Within the post-Soviet space, leaders focused on immediate state-building tasks: securing borders, establishing central banks and currencies, and asserting authority over military units on their territory. Ukraine, Belarus, and Kazakhstan—among the states inheriting strategic nuclear weapons—entered talks that would yield the 1992 Lisbon Protocol to the START I treaty, aligning them with the process of nuclear disarmament under Russian succession. The Baltics, whose independence had been recognized earlier in 1991, consolidated their departure from Soviet institutions and accelerated integration with Western Europe.
Long-term significance and legacy
The events of 25 December 1991 marked a hinge of twentieth-century history. Politically, they brought to an end a 74-year state experiment and the geopolitical bipolarity that had defined international relations since 1945. The Russian Federation emerged as the legal successor of the USSR, inheriting its treaty obligations, foreign debt, and UN Security Council seat. The CIS provided a loose umbrella, but it lacked the supranational authority of its predecessor, and interstate cooperation varied widely.
The domestic consequences for Russia and other successor states were profound. Under Yeltsin, Russia embarked on rapid market reforms in 1992—price liberalization, privatization, and macroeconomic stabilization—that produced deep recession, soaring inflation, and a collapse in living standards for many. Political conflict over the pace and scope of change culminated in the 1993 constitutional crisis in Moscow. Elsewhere, newly independent states faced territorial disputes and civil strife: the Transnistrian conflict in Moldova (1992), war in Tajikistan (1992–1997), fighting in Georgia (South Ossetia and Abkhazia), and renewed hostilities over Nagorno-Karabakh.
Strategically, the transfer of nuclear command on 25 December set in motion a controlled process of denuclearization beyond Russia’s borders. By the mid-1990s, Ukraine, Belarus, and Kazakhstan had relinquished the nuclear weapons stationed on their soil, with Russia consolidating the former Soviet arsenal and assuming the obligations of START I and subsequent arms control frameworks. The reduced risk of superpower confrontation reshaped global security debates and resources.
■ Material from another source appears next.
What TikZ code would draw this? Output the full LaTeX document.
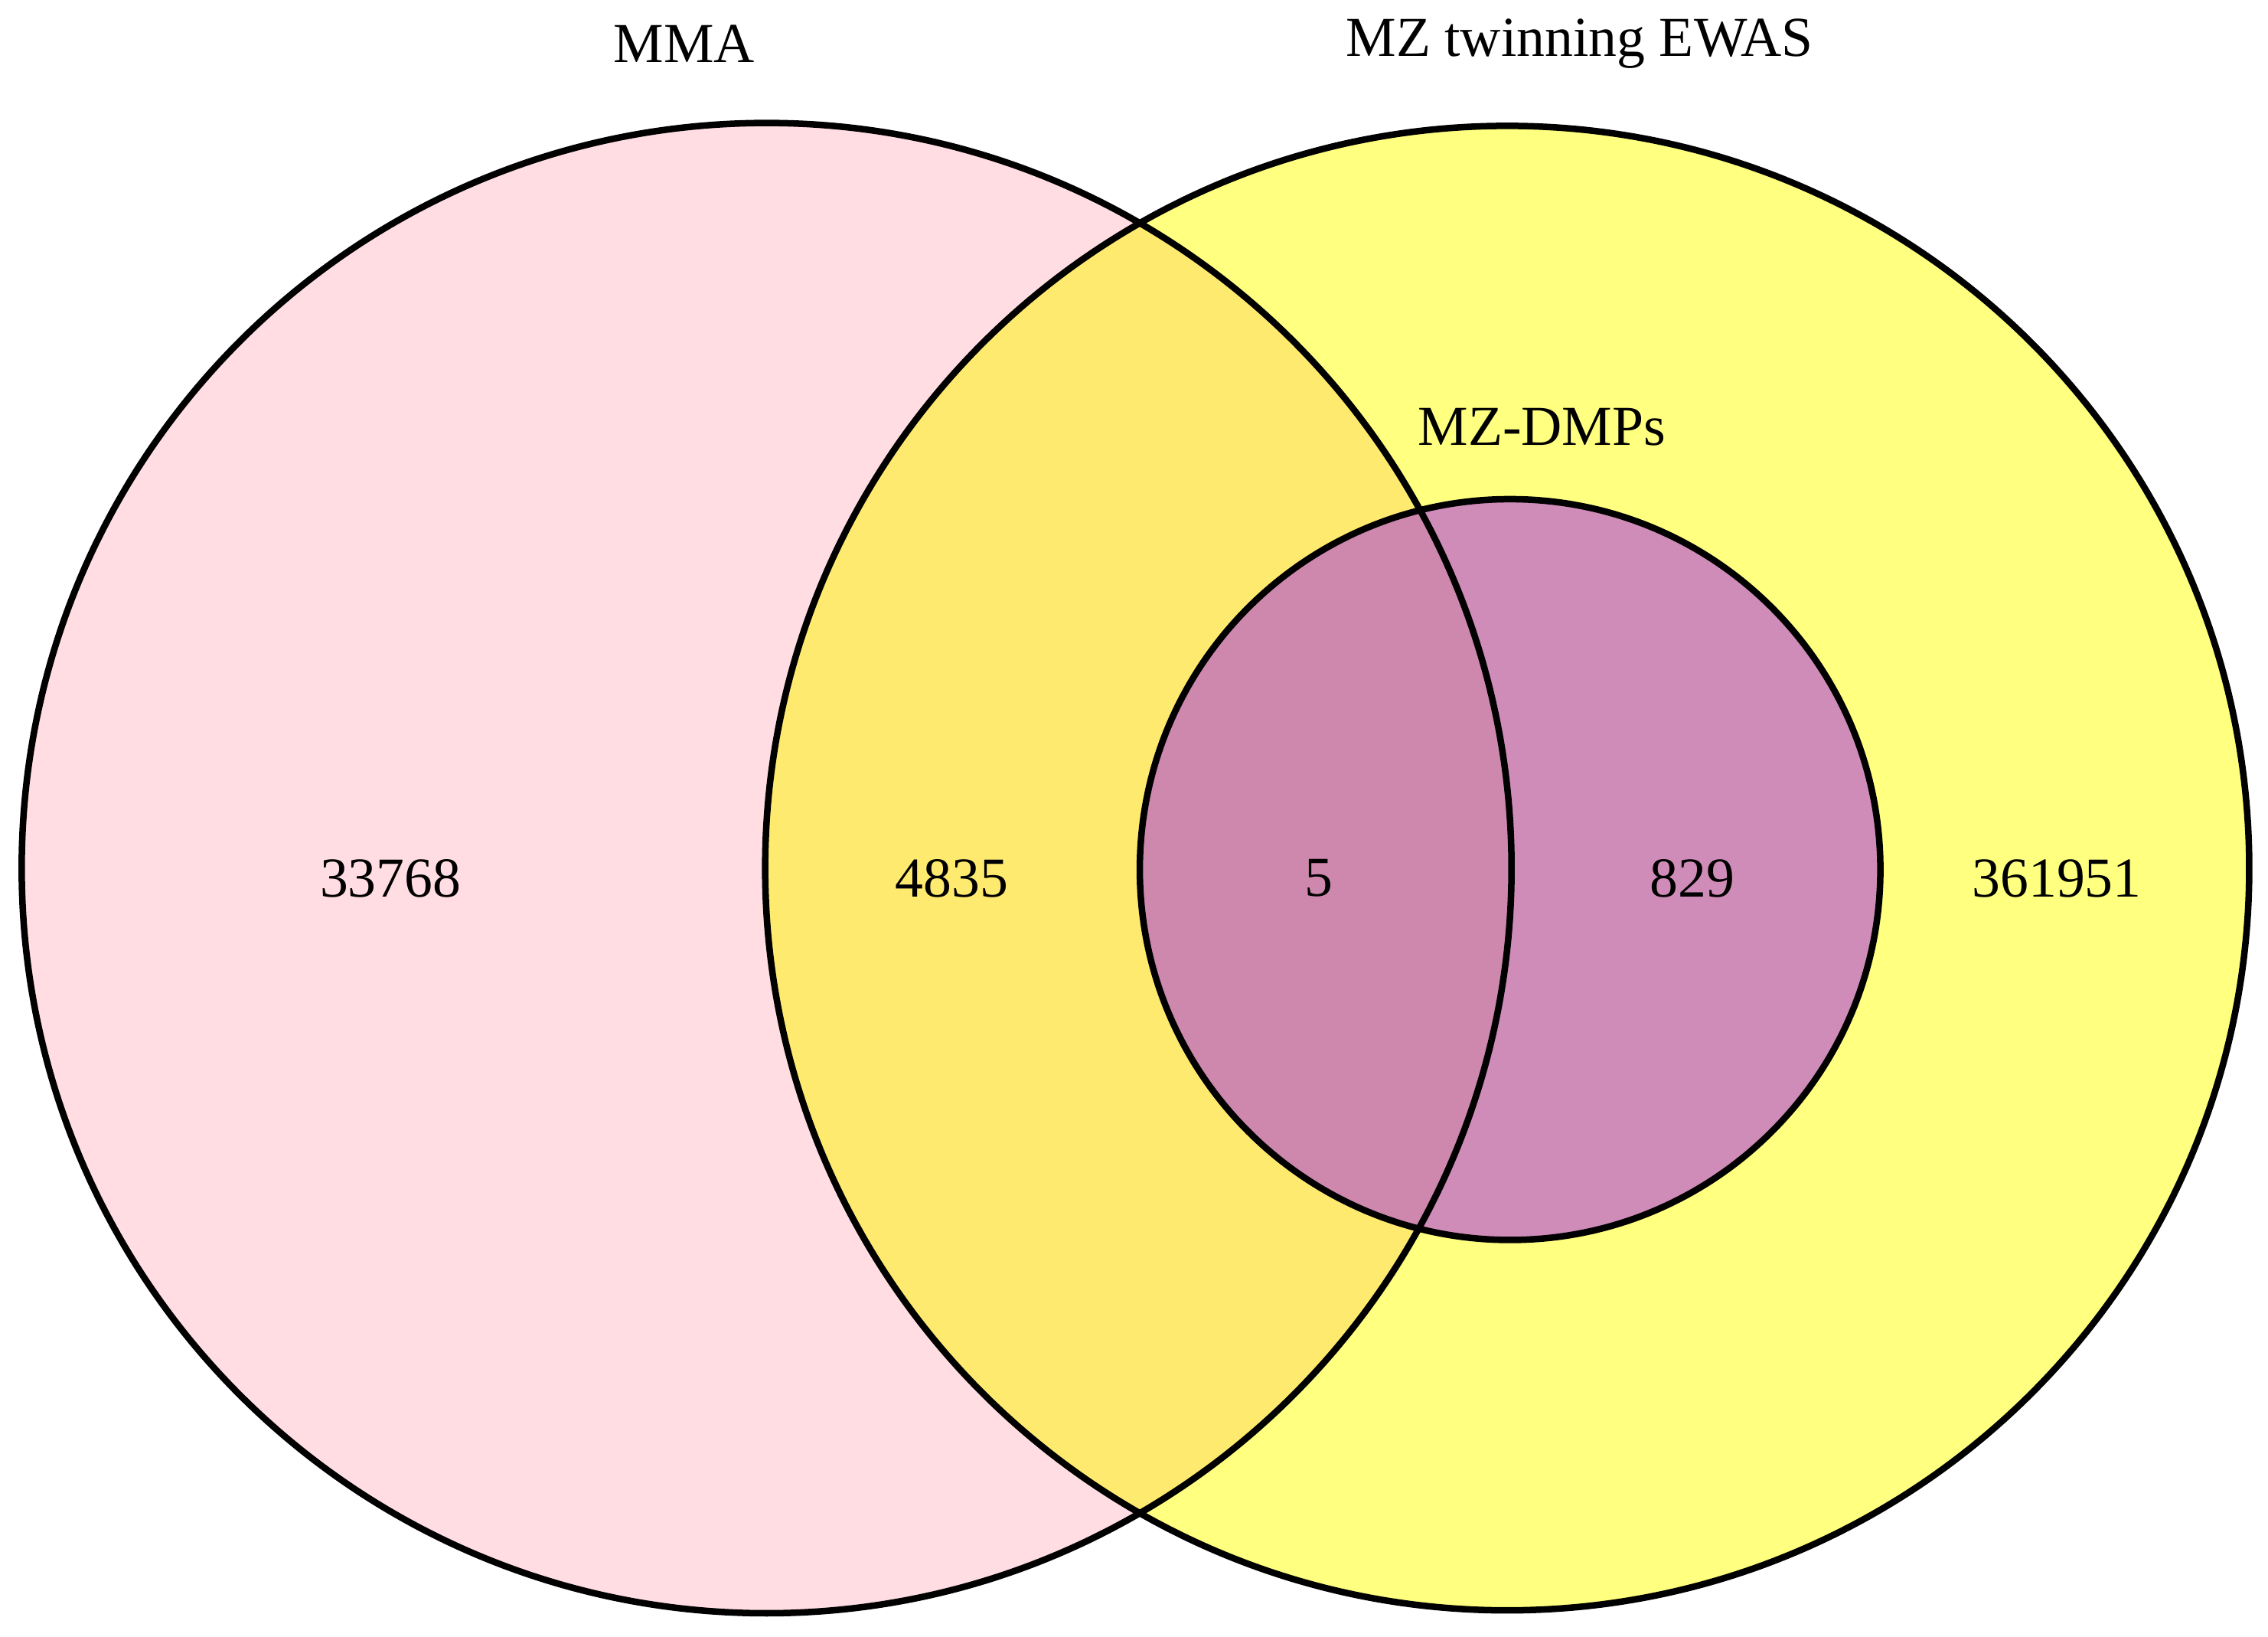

Internationally, the end of the USSR heralded a brief “unipolar” moment centered on the United States, while European institutions—the European Union and NATO—expanded into Central and Eastern Europe. Over time, divergent political trajectories among the post-Soviet states and contested interpretations of the Soviet collapse influenced regional dynamics. In Russia, debates over the legacy of 1991—whether a democratic opening squandered, an unavoidable disintegration, or a national catastrophe—shaped politics into the twenty-first century.
For Gorbachev, the resignation crystallized a paradoxical legacy: lauded abroad for ending the Cold War and advancing disarmament, criticized at home for economic turmoil and the loss of statehood. For Yeltsin, the night’s symbolism underscored a transfer of both power and responsibility—over the Russian state, its economy, and its nuclear arsenal.
The lowering of the Soviet flag over the Kremlin was more than a ceremonial gesture; it was a visual shorthand for a transformation decades in the making. The reforms of the late 1980s, the failure of the August 1991 coup, the assertion of republican sovereignties, and the legal terminations of December all converged on that winter night. In its immediacy, the event delivered a peaceful resolution to an existential standoff. In its aftermath, it opened an uncertain chapter for millions, whose lives would be reshaped by the political and economic experiments that followed. Above all, 25 December 1991 stands as a precise date when symbols and institutions aligned to mark the end of the Soviet project and the beginning of a new, still contested, post-Soviet order.